Short problem
Transcribe the data in full and exactly, omitting any pictures.

Recorded information
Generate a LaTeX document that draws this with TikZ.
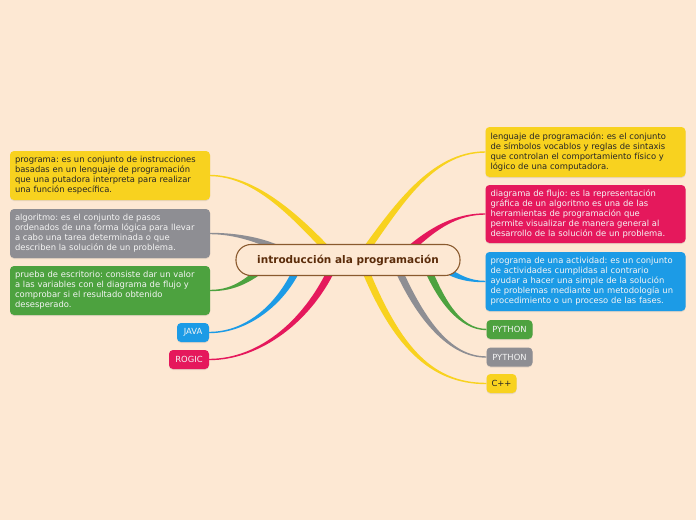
\documentclass[tikz,border=0pt]{standalone}
\usepackage{fontspec}
\setmainfont{DejaVu Sans}
\usetikzlibrary{calc,shadows}
\frenchspacing
\definecolor{bg}{HTML}{FDE8D3}
\definecolor{cyel}{HTML}{F8D21F}
\definecolor{cgray}{HTML}{8E8E93}
\definecolor{cgreen}{HTML}{4DA23F}
\definecolor{cblue}{HTML}{1C9BE6}
\definecolor{cpink}{HTML}{E5185C}
\definecolor{cbrown}{HTML}{8A5A2E}
\definecolor{ctext}{HTML}{5B2C0A}
\definecolor{dtext}{HTML}{262626}
\definecolor{ltext}{HTML}{F4F4F4}
\newcommand\tconn[5]{%
  \path coordinate (sl) at ($(#2)!3.6pt!90:(#3)$)
        coordinate (sr) at ($(#2)!3.6pt!-90:(#3)$)
        coordinate (el) at ($(#5)!0.7pt!-90:(#4)$)
        coordinate (er) at ($(#5)!0.7pt!90:(#4)$);
  \fill[#1] (sl) .. controls ($(#3)+(sl)-(#2)$) and ($(#4)+(el)-(#5)$) .. (el)
     -- (er) .. controls ($(#4)+(er)-(#5)$) and ($(#3)+(sr)-(#2)$) .. (sr) -- cycle;}
\tikzset{
  box/.style={rounded corners=4pt, inner xsep=5pt, inner ysep=3pt,
    font=\fontsize{8.4}{10}\selectfont, align=left,
    drop shadow={opacity=0.18, shadow xshift=0pt, shadow yshift=-1pt}},
  bigbox/.style={box, text width=190pt},
  tag/.style={box, align=center, inner xsep=0pt, inner ysep=0pt, minimum height=19pt},
  hub/.style={draw=cbrown, line width=1.1pt, fill=bg, rounded corners=15pt,
    minimum width=224pt, minimum height=31pt, text=ctext,
    font=\fontsize{10.5}{12}\selectfont\bfseries}
}
\begin{document}
\begin{tikzpicture}[x=1pt,y=-1pt]
\fill[bg] (0,0) rectangle (696,520);
\useasboundingbox (0,0) rectangle (696,520);
\path (348,260) coordinate (hubc);
\node[bigbox, fill=cyel, text=dtext, minimum height=49pt] (prog) at (110,175.5) {programa: es un conjunto de instrucciones\\basadas en un lenguaje de programación\\que una putadora interpreta para realizar\\una función específica.};
\node[bigbox, fill=cgray, text=ltext, minimum height=49pt] (alg) at (110,233.5) {algoritmo: es el conjunto de pasos\\ordenados de una forma lógica para llevar\\a cabo una tarea determinada o que\\describen la solución de un problema.};
\node[bigbox, fill=cgreen, text=ltext, minimum height=49pt] (prueba) at (110,290.5) {prueba de escritorio: consiste dar un valor\\a las variables con el diagrama de flujo y\\comprobar si el resultado obtenido\\desesperado.};
\node[tag, fill=cblue, text=ltext, minimum width=32pt] (java) at (193,332.5) {JAVA};
\node[tag, fill=cpink, text=ltext, minimum width=40pt] (rogic) at (189,359.5) {ROGIC};
\node[bigbox, fill=cyel, text=dtext, minimum height=50pt] (leng) at (585.5,152) {lenguaje de programación: es el conjunto\\de símbolos vocablos y reglas de sintaxis\\que controlan el comportamiento físico y\\lógico de una computadora.};
\node[bigbox, fill=cpink, text=ltext, minimum height=58pt] (diag) at (585.5,214) {diagrama de flujo: es la representación\\gráfica de un algoritmo es una de las\\herramientas de programación que\\permite visualizar de manera general al\\desarrollo de la solución de un problema.};
\node[bigbox, fill=cblue, text=ltext, minimum height=59pt] (act) at (585.5,281.5) {programa de una actividad: es un conjunto\\de actividades cumplidas al contrario\\ayudar a hacer una simple de la solución\\de problemas mediante un metodología un\\procedimiento o un proceso de las fases.};
\node[tag, fill=cgreen, text=ltext, minimum width=46pt] (py1) at (509.5,329.5) {PYTHON};
\node[tag, fill=cgray, text=ltext, minimum width=46pt] (py2) at (509.5,357) {PYTHON};
\node[tag, fill=cyel, text=dtext, minimum width=30pt] (cpp) at (501.5,383.5) {C++};
\path ($(hubc)+(-13,-2)$) coordinate (s1) (295,215) coordinate (a1) (255,176) coordinate (b1);
\path ($(hubc)+(-58,-5)$) coordinate (s2) (265,240) coordinate (a2) (235,233.5) coordinate (b2);
\path ($(hubc)+(-73,-2)$) coordinate (s3) (250,280) coordinate (a3) (235,290.5) coordinate (b3);
\path ($(hubc)+(-48,2)$) coordinate (s4) (285,300) coordinate (a4) (250,332.5) coordinate (b4);
\path ($(hubc)+(-13,2)$) coordinate (s5) (310,320) coordinate (a5) (260,359.5) coordinate (b5);
\path ($(hubc)+(12,-2)$) coordinate (s6) (395,210) coordinate (a6) (430,152) coordinate (b6);
\path ($(hubc)+(52,-2)$) coordinate (s7) (425,235) coordinate (a7) (450,214) coordinate (b7);
\path ($(hubc)+(87,2)$) coordinate (s8) (455,278) coordinate (a8) (470,281.5) coordinate (b8);
\path ($(hubc)+(77,2)$) coordinate (s9) (440,300) coordinate (a9) (460,329.5) coordinate (b9);
\path ($(hubc)+(47,2)$) coordinate (s10) (420,320) coordinate (a10) (450,357) coordinate (b10);
\path ($(hubc)+(14,2)$) coordinate (s11) (395,345) coordinate (a11) (430,383.5) coordinate (b11);
\tconn{cyel}{s1}{a1}{b1}{prog.east}
\tconn{cgray}{s2}{a2}{b2}{alg.east}
\tconn{cgreen}{s3}{a3}{b3}{prueba.east}
\tconn{cblue}{s4}{a4}{b4}{java.east}
\tconn{cpink}{s5}{a5}{b5}{rogic.east}
\tconn{cyel}{s6}{a6}{b6}{leng.west}
\tconn{cpink}{s7}{a7}{b7}{diag.west}
\tconn{cblue}{s8}{a8}{b8}{act.west}
\tconn{cgreen}{s9}{a9}{b9}{py1.west}
\tconn{cgray}{s10}{a10}{b10}{py2.west}
\tconn{cyel}{s11}{a11}{b11}{cpp.west}
\node[hub] (hub) at (hubc) {introducción ala programación};
\end{tikzpicture}
\end{document}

Exercise response
Generate a LaTeX document that draws this with TikZ.
\documentclass[tikz,border=0pt]{standalone}
\usepackage{fontspec}
\setmainfont{DejaVu Sans}
\usetikzlibrary{calc,shadows}
\frenchspacing
\definecolor{bg}{HTML}{FDE8D3}
\definecolor{cyel}{HTML}{F8D21F}
\definecolor{cgray}{HTML}{8E8E93}
\definecolor{cgreen}{HTML}{4DA23F}
\definecolor{cblue}{HTML}{1C9BE6}
\definecolor{cpink}{HTML}{E5185C}
\definecolor{cbrown}{HTML}{8A5A2E}
\definecolor{ctext}{HTML}{5B2C0A}
\definecolor{dtext}{HTML}{262626}
\definecolor{ltext}{HTML}{F4F4F4}
\newcommand\tconn[5]{%
  \path coordinate (sl) at ($(#2)!3.6pt!90:(#3)$)
        coordinate (sr) at ($(#2)!3.6pt!-90:(#3)$)
        coordinate (el) at ($(#5)!0.7pt!-90:(#4)$)
        coordinate (er) at ($(#5)!0.7pt!90:(#4)$);
  \fill[#1] (sl) .. controls ($(#3)+(sl)-(#2)$) and ($(#4)+(el)-(#5)$) .. (el)
     -- (er) .. controls ($(#4)+(er)-(#5)$) and ($(#3)+(sr)-(#2)$) .. (sr) -- cycle;}
\tikzset{
  box/.style={rounded corners=4pt, inner xsep=5pt, inner ysep=3pt,
    font=\fontsize{8.4}{10}\selectfont, align=left,
    drop shadow={opacity=0.18, shadow xshift=0pt, shadow yshift=-1pt}},
  bigbox/.style={box, text width=190pt},
  tag/.style={box, align=center, inner xsep=0pt, inner ysep=0pt, minimum height=19pt},
  hub/.style={draw=cbrown, line width=1.1pt, fill=bg, rounded corners=15pt,
    minimum width=224pt, minimum height=31pt, text=ctext,
    font=\fontsize{10.5}{12}\selectfont\bfseries}
}
\begin{document}
\begin{tikzpicture}[x=1pt,y=-1pt]
\fill[bg] (0,0) rectangle (696,520);
\useasboundingbox (0,0) rectangle (696,520);
\path (348,260) coordinate (hubc);
\node[bigbox, fill=cyel, text=dtext, minimum height=49pt] (prog) at (110,175.5) {programa: es un conjunto de instrucciones\\basadas en un lenguaje de programación\\que una putadora interpreta para realizar\\una función específica.};
\node[bigbox, fill=cgray, text=ltext, minimum height=49pt] (alg) at (110,233.5) {algoritmo: es el conjunto de pasos\\ordenados de una forma lógica para llevar\\a cabo una tarea determinada o que\\describen la solución de un problema.};
\node[bigbox, fill=cgreen, text=ltext, minimum height=49pt] (prueba) at (110,290.5) {prueba de escritorio: consiste dar un valor\\a las variables con el diagrama de flujo y\\comprobar si el resultado obtenido\\desesperado.};
\node[tag, fill=cblue, text=ltext, minimum width=32pt] (java) at (193,332.5) {JAVA};
\node[tag, fill=cpink, text=ltext, minimum width=40pt] (rogic) at (189,359.5) {ROGIC};
\node[bigbox, fill=cyel, text=dtext, minimum height=50pt] (leng) at (585.5,152) {lenguaje de programación: es el conjunto\\de símbolos vocablos y reglas de sintaxis\\que controlan el comportamiento físico y\\lógico de una computadora.};
\node[bigbox, fill=cpink, text=ltext, minimum height=58pt] (diag) at (585.5,214) {diagrama de flujo: es la representación\\gráfica de un algoritmo es una de las\\herramientas de programación que\\permite visualizar de manera general al\\desarrollo de la solución de un problema.};
\node[bigbox, fill=cblue, text=ltext, minimum height=59pt] (act) at (585.5,281.5) {programa de una actividad: es un conjunto\\de actividades cumplidas al contrario\\ayudar a hacer una simple de la solución\\de problemas mediante un metodología un\\procedimiento o un proceso de las fases.};
\node[tag, fill=cgreen, text=ltext, minimum width=46pt] (py1) at (509.5,329.5) {PYTHON};
\node[tag, fill=cgray, text=ltext, minimum width=46pt] (py2) at (509.5,357) {PYTHON};
\node[tag, fill=cyel, text=dtext, minimum width=30pt] (cpp) at (501.5,383.5) {C++};
\path ($(hubc)+(-13,-2)$) coordinate (s1) (295,215) coordinate (a1) (255,176) coordinate (b1);
\path ($(hubc)+(-58,-5)$) coordinate (s2) (265,240) coordinate (a2) (235,233.5) coordinate (b2);
\path ($(hubc)+(-73,-2)$) coordinate (s3) (250,280) coordinate (a3) (235,290.5) coordinate (b3);
\path ($(hubc)+(-48,2)$) coordinate (s4) (285,300) coordinate (a4) (250,332.5) coordinate (b4);
\path ($(hubc)+(-13,2)$) coordinate (s5) (310,320) coordinate (a5) (260,359.5) coordinate (b5);
\path ($(hubc)+(12,-2)$) coordinate (s6) (395,210) coordinate (a6) (430,152) coordinate (b6);
\path ($(hubc)+(52,-2)$) coordinate (s7) (425,235) coordinate (a7) (450,214) coordinate (b7);
\path ($(hubc)+(87,2)$) coordinate (s8) (455,278) coordinate (a8) (470,281.5) coordinate (b8);
\path ($(hubc)+(77,2)$) coordinate (s9) (440,300) coordinate (a9) (460,329.5) coordinate (b9);
\path ($(hubc)+(47,2)$) coordinate (s10) (420,320) coordinate (a10) (450,357) coordinate (b10);
\path ($(hubc)+(14,2)$) coordinate (s11) (395,345) coordinate (a11) (430,383.5) coordinate (b11);
\tconn{cyel}{s1}{a1}{b1}{prog.east}
\tconn{cgray}{s2}{a2}{b2}{alg.east}
\tconn{cgreen}{s3}{a3}{b3}{prueba.east}
\tconn{cblue}{s4}{a4}{b4}{java.east}
\tconn{cpink}{s5}{a5}{b5}{rogic.east}
\tconn{cyel}{s6}{a6}{b6}{leng.west}
\tconn{cpink}{s7}{a7}{b7}{diag.west}
\tconn{cblue}{s8}{a8}{b8}{act.west}
\tconn{cgreen}{s9}{a9}{b9}{py1.west}
\tconn{cgray}{s10}{a10}{b10}{py2.west}
\tconn{cyel}{s11}{a11}{b11}{cpp.west}
\node[hub] (hub) at (hubc) {introducción ala programación};
\end{tikzpicture}
\end{document}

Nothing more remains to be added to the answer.